Professor Aimee Nezhukumatathil of the Department of English is spending her sabbatical researching and writing her fourth full-collection of poetry. The poems are in part inspired by the history, folklore, and contemporary landscape surrounding the Taj Mahal, which the poet Rabindranath Tagore famously once described: “This teardrop…bright on the cheek of time.”
She noted that some of the poems in the new manuscript celebrate not only the bright beauty of the physical monument itself, but in the unsung heroes and heroines of the area—the people currently found doing marvelous and brave community work in the outlying parts of one of the most magnificent architectural examples in the world. Nezhukumatathil states that while the Taj Mahal is one of the well-known entities of India, its complicated beauty— including the surrounding environmental concerns and the shadow world of human trafficking— remain largely unseen in American poetry.

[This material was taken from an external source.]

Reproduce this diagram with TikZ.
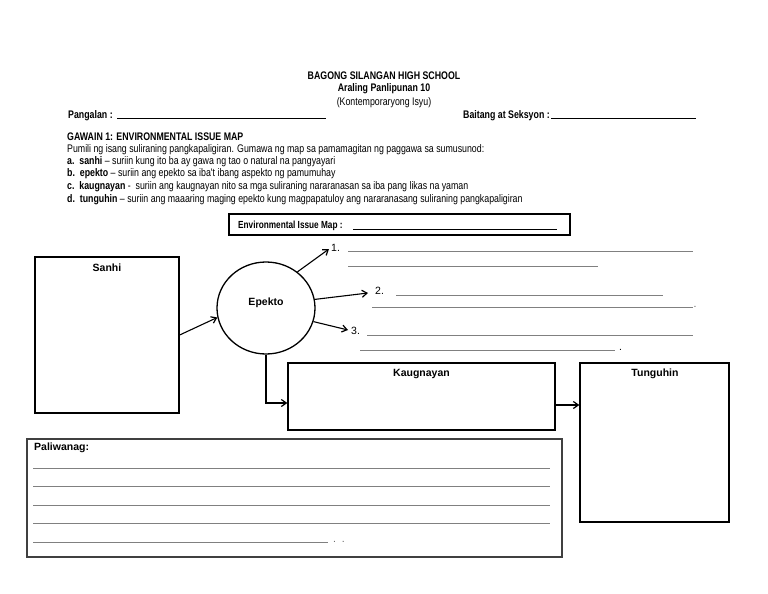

Nezhukumatathil is often invited to talk about poetry, race, and the environment in conferences and at poetry readings around the world. During her sabbatical thus far, she was a visiting writer at the Vermont Studio Center, where she gave a lecture on epistolary writing and held individual writing conferences with the writers in residence at the studio. She was also a faculty member for the Minnesota Northwoods Writers’ Conference and was selected for Grand Valley State University’s Poetry Night with poet Kwame Dawes in Grand Rapids, Mich., this past October. In addition, she served as a visiting writer during the fall semester for SUNY Oswego’s Living Writer Series and in the Master of Fine Arts programs at Rutgers-Camden and McNeese State University in Lake Charles, La.
The spring semester of her sabbatical has her slated for a number of high-profile national appearances including serving as a faculty member for the Writers in Paradise Conference at Eckerd College in St. Petersburg, Fla., and the Bread Loaf/Orion Environmental Writers’ Conference. In March, she will be reading with poet Mark Doty at the Folger Shakespeare Library in Washington, D.C., and will deliver the keynote address to the Fresno State Young Writers Conference in Fresno, Calif.
In October, Nezhukumatathil received the news that she would be poetry editor of Orion magazine, one of the nation’s premiere nature journals, starting in January 2016.
New poems from her current project have already found publication in places such as Poetry, The Kenyon Review, New England Review, Orion, and twice on the Academy of American Poetry’s Poem-a-Day digital series, which is distributed to over 350,000 readers. Her essays on the craft of haibun poetry are widely published in poetry craft books and in The Academy of American Poets reference site.